It’s a disconcerting move from an artist whose work is, at its core, playful and polyphonic in expression. Still, as much as Gambino juggles the tropes of hip-hop and R&B, no one can resist the draw of making a summer hit. He doesn’t necessarily succeed here—I don’t imagine these songs will command the charts or relentlessly blast from car windows down sweaty Brooklyn blocks—but it is a worthy attempt all the same.

These days, defining the summer anthem seems indistinguishable from chart dominance. As of this week, Drake’s New Orleans-inspired “Nice For What” holds the top spot on Billboard’s Songs of Summer list and the Hot 100. (It’s also one of seven Drake songs monopolizing the Hot 100’s top ten spots.) But while manufacturing a summer anthem—or what becomes known as “song of the summer”—hews to no logic, it remains an irresistible fetish for artists. Summer is a time of intense languor, a period that offers unrivaled ubiquity. Every bodega radio, every cookout and beach day and late-night bonfire welcomingly offers it up, day after day, again and again. The prize for an anthem isn’t a charting single; it’s becoming the soundtrack to a nation’s memories.

So anthems chase those memories with memories of their own: love, ease, abandon. Think “Summertime” by Will Smith and DJ Jazzy Jeff (1991), “Waterfalls” by TLC (1995), “Hot In Here” by Nelly (2002),“Never Leave You” by Lumidee (2003), “Call Me Maybe” by Carly Rae Jepsen (2012), “Get Lucky” by Daft Punk (2013), “Lean On” by Major Lazer (2015), and “Despacito” by Luis Fonsi and Daddy Yankee (2017). Above all, these are songs designed to hypnotize the listener, to embrace the hallmarks of the season—an unforgettable hook, lyrics that manifest like images out of comic books and classic films—while being only as potent as the context in which we listen.

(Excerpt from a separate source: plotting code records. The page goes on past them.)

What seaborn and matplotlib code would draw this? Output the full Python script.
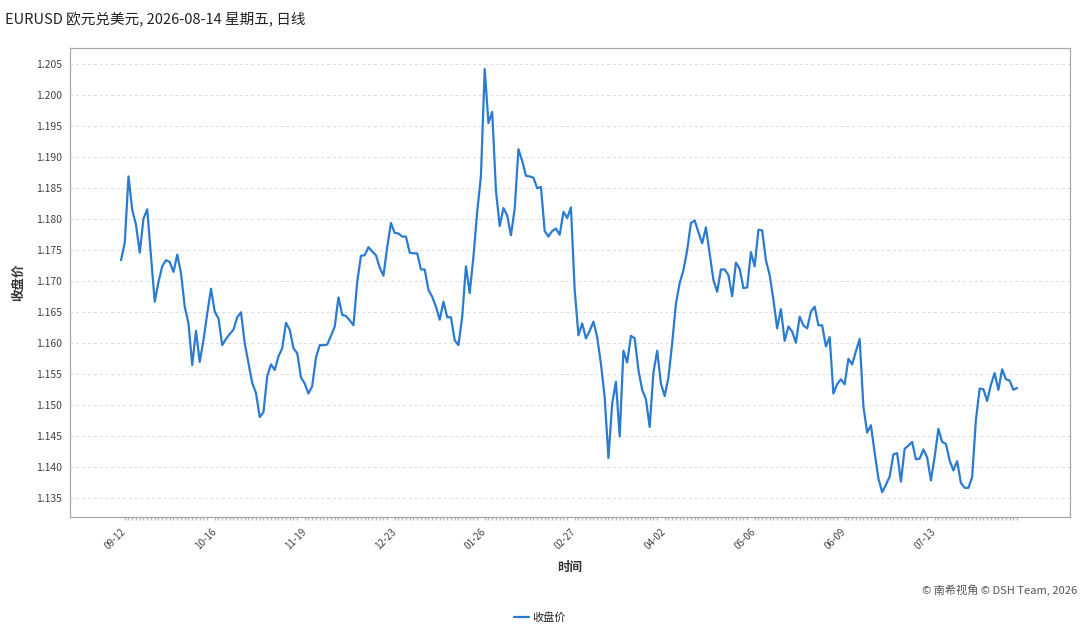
import numpy as np
import pandas as pd
import matplotlib
matplotlib.use("Agg")
import matplotlib.pyplot as plt
import seaborn as sns

# EURUSD daily close
close = [
    1.1734, 1.1762, 1.1869, 1.1815, 1.1791, 1.1746, 1.1801, 1.1816, 1.1740, 1.1667,
    1.1699, 1.1724, 1.1734, 1.1731, 1.1715, 1.1743, 1.1713, 1.1659, 1.1632, 1.1565,
    1.1620, 1.1570, 1.1605, 1.1648, 1.1688, 1.1651, 1.1640, 1.1597, 1.1607, 1.1615,
    1.1622, 1.1642, 1.1650, 1.1600, 1.1568, 1.1536, 1.1520, 1.1481, 1.1489, 1.1547,
    1.1566, 1.1557, 1.1579, 1.1592, 1.1633, 1.1622, 1.1592, 1.1584, 1.1545, 1.1535,
    1.1519, 1.1531, 1.1577, 1.1597, 1.1597, 1.1598, 1.1612, 1.1627, 1.1674, 1.1646,
    1.1644, 1.1637, 1.1629, 1.1699, 1.1741, 1.1742, 1.1755, 1.1748, 1.1742, 1.1722,
    1.1709, 1.1755, 1.1794, 1.1778, 1.1777, 1.1772, 1.1772, 1.1746, 1.1745, 1.1745,
    1.1719, 1.1719, 1.1686, 1.1675, 1.1659, 1.1638, 1.1667, 1.1642, 1.1642, 1.1605,
    1.1597, 1.1643, 1.1724, 1.1681, 1.1740, 1.1812, 1.1870, 1.2042, 1.1955, 1.1973,
    1.1846, 1.1789, 1.1818, 1.1806, 1.1774, 1.1817, 1.1913, 1.1894, 1.1870, 1.1869,
    1.1867, 1.1850, 1.1852, 1.1781, 1.1772, 1.1781, 1.1785, 1.1775, 1.1812, 1.1802,
    1.1819, 1.1686, 1.1613, 1.1632, 1.1608, 1.1620, 1.1635, 1.1610, 1.1567, 1.1513,
    1.1415, 1.1503, 1.1538, 1.1450, 1.1588, 1.1569, 1.1612, 1.1608, 1.1557, 1.1525,
    1.1510, 1.1465, 1.1553, 1.1588, 1.1535, 1.1515, 1.1545, 1.1600, 1.1664, 1.1697,
    1.1718, 1.1750, 1.1794, 1.1798, 1.1779, 1.1761, 1.1787, 1.1745, 1.1702, 1.1683,
    1.1719, 1.1719, 1.1710, 1.1676, 1.1730, 1.1720, 1.1689, 1.1690, 1.1747, 1.1724,
    1.1783, 1.1782, 1.1734, 1.1710, 1.1670, 1.1624, 1.1655, 1.1604, 1.1627, 1.1619,
    1.1601, 1.1643, 1.1629, 1.1624, 1.1651, 1.1659, 1.1629, 1.1629, 1.1595, 1.1610,
    1.1519, 1.1534, 1.1542, 1.1534, 1.1575, 1.1566, 1.1587, 1.1607, 1.1498, 1.1456,
    1.1468, 1.1424, 1.1382, 1.1360, 1.1372, 1.1385, 1.1421, 1.1423, 1.1377, 1.1430,
    1.1435, 1.1441, 1.1413, 1.1414, 1.1429, 1.1416, 1.1379, 1.1417, 1.1462, 1.1441,
    1.1438, 1.1411, 1.1395, 1.1410, 1.1375, 1.1367, 1.1367, 1.1384, 1.1476, 1.1527,
    1.1526, 1.1507, 1.1533, 1.1552, 1.1525, 1.1558, 1.1542, 1.1540, 1.1525, 1.1528,
]
tick_labels = ["09-12", "10-16", "11-19", "12-23", "01-26",
               "02-27", "04-02", "05-06", "06-09", "07-13"]
tick_step = 24
y_ticks = [1.135, 1.140, 1.145, 1.150, 1.155, 1.160, 1.165,
           1.170, 1.175, 1.180, 1.185, 1.190, 1.195, 1.200, 1.205]

df = pd.DataFrame({"idx": np.arange(len(close)), "close": close})

sns.set_theme(style="white")
plt.rcParams["font.family"] = ["Noto Sans CJK SC", "DejaVu Sans"]

fig = plt.figure(figsize=(10.8, 6.3), dpi=100)
ax = fig.add_axes([70 / 1080, 1 - 517 / 630, 1000 / 1080, 469 / 630])

sns.lineplot(data=df, x="idx", y="close", ax=ax, color="#2b7bd0",
             linewidth=1.6, label="收盘价", legend=False)

ax.set_xlim(-13.6, 253.1)
ax.set_ylim(1.1320, 1.2076)

ax.set_yticks(y_ticks)
ax.set_yticklabels([f"{v:.3f}" for v in y_ticks], fontsize=7.5, color="#444444")
ax.yaxis.grid(True, linestyle=(0, (3, 3)), color="#dcdcdc", linewidth=0.7)
ax.xaxis.grid(False)

ax.set_xticks([i * tick_step for i in range(len(tick_labels))])
ax.set_xticklabels(tick_labels, rotation=45, ha="right", rotation_mode="anchor",
                   fontsize=7, color="#444444")
ax.set_xticks(np.arange(len(close)), minor=True)
ax.tick_params(axis="x", which="major", length=3, color="#999999", pad=4)
ax.tick_params(axis="x", which="minor", length=2, color="#bbbbbb", bottom=True)
ax.tick_params(axis="y", length=0, pad=6)

for s in ax.spines.values():
    s.set_color("#a8a8a8")
    s.set_linewidth(0.9)

ax.set_xlabel("时间", fontsize=9, fontweight="bold", color="#333333")
ax.xaxis.set_label_coords(0.5, -0.094)
ax.set_ylabel("收盘价", fontsize=9, fontweight="bold", color="#333333")
ax.yaxis.set_label_coords(-0.045, 0.5)

fig.text(5 / 1080, 1 - 20 / 630, "EURUSD 欧元兑美元, 2026-08-14 星期五, 日线",
         ha="left", va="center", fontsize=10.5, color="#222222")
fig.text(1077 / 1080, 1 - 590 / 630, "© 南希视角 © DSH Team, 2026",
         ha="right", va="center", fontsize=8, color="#555555")

handles, labels = ax.get_legend_handles_labels()
fig.legend(handles, labels, loc="center", bbox_to_anchor=(0.5, 1 - 617 / 630),
           frameon=False, fontsize=8, handlelength=1.3, handletextpad=0.3)

fig.savefig("out.png", dpi=100)
plt.close(fig)
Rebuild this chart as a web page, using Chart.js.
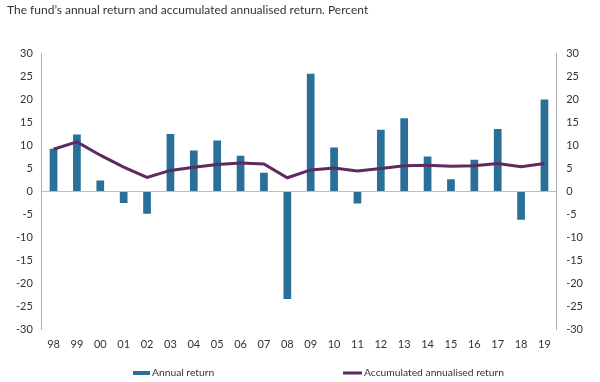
<!DOCTYPE html>
<html>
<head>
<meta charset="utf-8">
<script src="https://cdn.jsdelivr.net/npm/chart.js@4.4.1/dist/chart.umd.min.js"></script>
<style>
html,body{margin:0;padding:0;background:#fff;}
#wrap{width:600px;height:382px;position:relative;}
</style>
</head>
<body>
<div id="wrap"><canvas id="c" width="600" height="382"></canvas></div>
<script>
const titleText = "The fund\u2019s annual return and accumulated annualised return. Percent";
const categories = ["98","99","00","01","02","03","04","05","06","07","08","09","10","11","12","13","14","15","16","17","18","19"];
const annualReturn = [9.3,12.4,2.4,-2.5,-4.8,12.5,8.9,11.1,7.8,4.1,-23.3,25.6,9.6,-2.6,13.4,15.9,7.6,2.7,6.9,13.6,-6.1,20.0];
const accumulatedReturn = [9.2,10.8,7.9,5.3,3.1,4.6,5.3,5.9,6.2,6.0,3.0,4.7,5.1,4.5,5.0,5.6,5.7,5.5,5.6,6.1,5.4,6.1];
const yTicks = [-30,-25,-20,-15,-10,-5,0,5,10,15,20,25,30];
const seriesNames = ["Annual return","Accumulated annualised return"];

const barColor = '#2a6f97';
const lineColor = '#5d2b5f';
const textColor = '#333333';
const fontFam = 'Lato, "Open Sans", sans-serif';

// Legend drawn at the bottom from the dataset list
const bottomLegend = {
  id: 'bottomLegend',
  afterDraw(chart) {
    const ctx = chart.ctx;
    const y = 373;
    const slots = [133, 343];
    ctx.save();
    ctx.font = '10.3px ' + fontFam;
    ctx.textBaseline = 'middle';
    chart.data.datasets.slice().sort((a,b)=> (a.type==='bar'?0:1)-(b.type==='bar'?0:1)).forEach((ds, i) => {
      const x = slots[i];
      ctx.fillStyle = ds.type === 'bar' ? barColor : lineColor;
      if (ds.type === 'bar') ctx.fillRect(x, y - 2, 17, 4);
      else ctx.fillRect(x, y - 1.5, 19, 3);
      ctx.fillStyle = textColor;
      ctx.fillText(ds.label, x + (ds.type === 'bar' ? 19 : 21), y);
    });
    ctx.restore();
  }
};

new Chart(document.getElementById('c'), {
  data: {
    labels: categories,
    datasets: [
      { type:'line', label: seriesNames[1], data: accumulatedReturn, borderColor: lineColor, backgroundColor: lineColor,
        borderWidth: 3, pointRadius: 0, tension: 0, yAxisID: 'y', order: 0 },
      { type:'bar', label: seriesNames[0], data: annualReturn, backgroundColor: barColor, borderWidth: 0,
        barPercentage: 0.33, categoryPercentage: 1.0, yAxisID: 'y', order: 1 }
    ]
  },
  plugins: [bottomLegend],
  options: {
    responsive: false,
    animation: false,
    layout: { padding: { left: 7, right: 7, top: 0, bottom: 31 } },
    plugins: {
      title: { display: true, text: titleText, align: 'start', color: textColor,
        font: { family: fontFam, size: 12, weight: 'normal' }, padding: { top: 3, bottom: 36 } },
      legend: { display: false },
      tooltip: { enabled: false }
    },
    scales: {
      x: {
        grid: { display: false }, border: { display: false },
        ticks: { color: textColor, font: { family: fontFam, size: 11 }, padding: 0, maxRotation: 0, autoSkip: false }
      },
      y: {
        position: 'left', min: -30, max: 30,
        afterBuildTicks: (s) => { s.ticks = yTicks.map(v => ({ value: v })); },
        grid: { drawTicks: false, color: (ctx) => ctx.tick && ctx.tick.value === 0 ? '#bdbdbd' : 'rgba(0,0,0,0)', lineWidth: 1 },
        border: { display: true, color: '#b0b0b0' },
        ticks: { color: textColor, font: { family: fontFam, size: 11 }, padding: 9, autoSkip: false }
      },
      y2: {
        position: 'right', min: -30, max: 30,
        afterBuildTicks: (s) => { s.ticks = yTicks.map(v => ({ value: v })); },
        grid: { display: false, drawTicks: false },
        border: { display: true, color: '#b0b0b0' },
        ticks: { color: textColor, font: { family: fontFam, size: 11 }, padding: 10, autoSkip: false }
      }
    }
  }
});
</script>
</body>
</html>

The summer anthem doesn’t signal what is to come—it’s occupied purely with the moment, the now—but it does reveal how the moods of the industry have shifted across the years, creatively and commercially. This year’s contenders build on the past with spellbinding technique. It’s unfair to corral all of them into one neat description, but what they do all have in common is a fondness for cross-cultural exchange. Drake’s “Nice For What” and “In My Feelings” (Scorpion’s ascendant sleeper hit) look to Louisiana from his perch in Toronto. Londoner Ella Mai borrows American soul on “Boo’d Up,” an eternal summer bop. With the help of Colombian reggaetón star J Balvin and Puerto Rican rapper Bad Bunny, Cardi B crystalizes the Latin diaspora into sneering exegesis on “I Like It.” Calvin Harris and Dua Lipa fuss with the textures of queer Euro-pop on “One Kiss.” A stew of disparate cultures, “The Middle” hints at globalized prosperity as Russian-German producer Zedd teams with EDM duo Grey and country singer Maren Morris for an idyllic club hit.

Still, these songs come to us as rituals. And as all rituals must, the summer anthem eventually dissolves, leaving in its traces the memories of a time that felt as if it might last forever. For now, “Nice For What” sits comfortably atop the Billboard charts, but the guarantee of summer remains: like a dawning sun on a hot July day, there is a promise of something more, something new laden within its very sight, even as we revel in the here and now.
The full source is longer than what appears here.